Still, broadly speaking, many businesses remain prone to FCPA violations. The mantra among chief compliance officers is that “you don't know what you don't know,” says Jonathan Marks, head of the fraud and ethics practice at audit firm Crowe Horwath.

True, some companies have implemented robust compliance programs and built a strong culture of compliance. Others, however, still “have their heads in the sand when it comes to understanding what's really out there,” Marks adds. “Some believe they don't even have this [risk] exposure.”

The Tyco case is also a powerful lesson in the perils of voluntarily disclosing misconduct to regulators. “I don't think we're ever going to get from regulators and prosecutors a black-line discussion of what the results of voluntary disclosure will be, Mich says, “because they'll say every case is different and factors vary from case-to-case.”
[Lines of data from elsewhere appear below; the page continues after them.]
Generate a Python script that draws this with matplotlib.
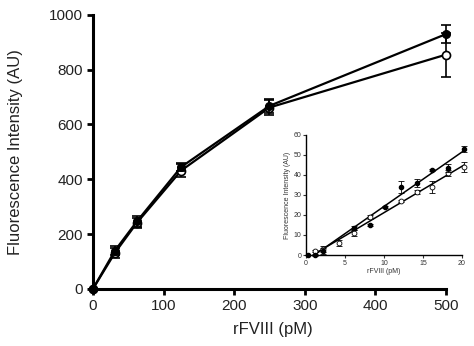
import matplotlib
matplotlib.use("Agg")
import matplotlib.pyplot as plt

plt.rcParams['font.family'] = ['Liberation Sans', 'DejaVu Sans']

# Main data
conc = [0, 31.25, 62.5, 125, 250, 500]
filled_vals = [0, 140, 247, 445, 668, 930]
filled_err = [0, 15, 20, 15, 25, 33]
open_vals = [0, 132, 242, 432, 662, 855]
open_err = [0, 18, 18, 22, 28, 80]

# Inset data
in_x_filled = [0.3, 1.2, 2.2, 6.2, 8.2, 10.1, 12.2, 14.2, 16.2, 18.2, 20.2]
in_y_filled = [0, 0, 2, 13.5, 15, 24, 34, 36, 42.5, 43.5, 53]
in_e_filled = [0, 0.5, 1.5, 1, 0.5, 0.5, 3, 2, 0.5, 2, 1.5]
in_x_open = [1.2, 2.2, 4.2, 6.2, 8.2, 12.2, 14.2, 16.2, 18.2, 20.2]
in_y_open = [2, 3, 6, 11, 19, 27, 31.5, 34, 41, 44]
in_e_open = [0.5, 1.5, 1.5, 1.5, 1, 0.5, 1, 3, 1.5, 2.5]
fit_x = [1.0, 20.2]
fit_filled = [-0.2, 52.0]
fit_open = [0.3, 44.8]

TXT = '#222222'

fig = plt.figure(figsize=(4.74, 3.46), dpi=100)
ax = fig.add_axes([0.196, 0.165, 0.760, 0.792])

ax.errorbar(conc, open_vals, yerr=open_err, color='black', lw=1.6, marker='o',
            ms=5.8, mfc='white', mec='black', mew=1.2, capsize=3.5, elinewidth=1.2, capthick=1.2, zorder=3)
ax.errorbar(conc, filled_vals, yerr=filled_err, color='black', lw=1.6, marker='o',
            ms=5.5, mfc='black', mec='black', capsize=3.5, elinewidth=1.2, capthick=1.2, zorder=4)

ax.set_xlim(0, 510)
ax.set_ylim(0, 1000)
ax.set_xticks([0, 100, 200, 300, 400, 500])
ax.set_yticks([0, 200, 400, 600, 800, 1000])
for s in ['top', 'right']:
    ax.spines[s].set_visible(False)
for s in ['left', 'bottom']:
    ax.spines[s].set_linewidth(2.2)
ax.spines['left'].set_bounds(0, 1000)
ax.spines['bottom'].set_bounds(0, 500)
ax.tick_params(direction='out', length=4, width=2, labelsize=11, pad=3, labelcolor=TXT)
ax.set_xlabel('rFVIII (pM)', fontsize=12, labelpad=7, color=TXT)
ax.set_ylabel('Fluorescence Intensity (AU)', fontsize=12, labelpad=19, color=TXT)
for c in ax.get_children():
    c.set_clip_on(False)

# Inset
ins = fig.add_axes([0.6456, 0.263, 0.329, 0.347])
ins.plot(fit_x, fit_filled, color='black', lw=1.1)
ins.plot(fit_x, fit_open, color='black', lw=1.1)
ins.errorbar(in_x_open, in_y_open, yerr=in_e_open, fmt='o', ms=3.5, mfc='white', mec='black',
             mew=0.6, ecolor='black', elinewidth=0.6, capsize=2, capthick=0.6, zorder=3)
ins.errorbar(in_x_filled, in_y_filled, yerr=in_e_filled, fmt='o', ms=3, mfc='black', mec='black',
             ecolor='black', elinewidth=0.6, capsize=2, capthick=0.6, zorder=4)
ins.set_xlim(0, 20)
ins.set_ylim(0, 60)
ins.set_xticks([0, 5, 10, 15, 20])
ins.set_yticks([0, 10, 20, 30, 40, 50, 60])
for s in ['top', 'right']:
    ins.spines[s].set_visible(False)
for s in ['left', 'bottom']:
    ins.spines[s].set_linewidth(1.0)
ins.patch.set_alpha(0)
ins.tick_params(direction='out', length=2, width=0.8, labelsize=5, pad=1.5, colors='#333333')
ins.set_xlabel('rFVIII (pM)', fontsize=5, labelpad=1, color='#333333')
ins.set_ylabel('Fluorescence Intensity (AU)', fontsize=5, labelpad=2, color='#333333')
for c in ins.get_children():
    try:
        c.set_clip_on(False)
    except Exception:
        pass

fig.savefig('out.png', dpi=100)
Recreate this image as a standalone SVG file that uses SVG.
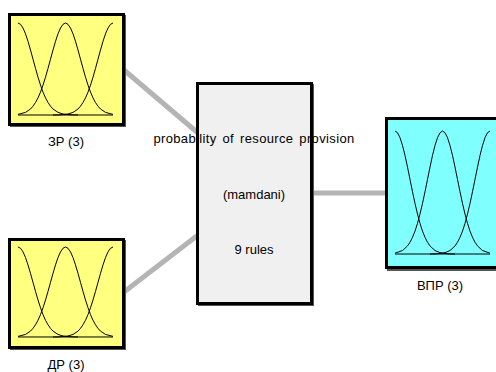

Marks agrees. “You really need to take into account all the facts and circumstances surrounding the nature of the alleged violation,” he says. “From a risk perspective, what you don't want to do is self-disclose without really understanding exactly what you're disclosing.”

For example, self-disclosing suspected fraud in one country, that might lead regulators to find similar misconduct in other countries, can be “the kiss of death,” Marks says. “You have to go through and do your own internal investigation to make sure you cover everything.”

Self-disclosure aside, the real value in building trust is “working with, and complying with, all the different governmental entities that regulate our business,” Ludwig says. “Having that relationship is very important.”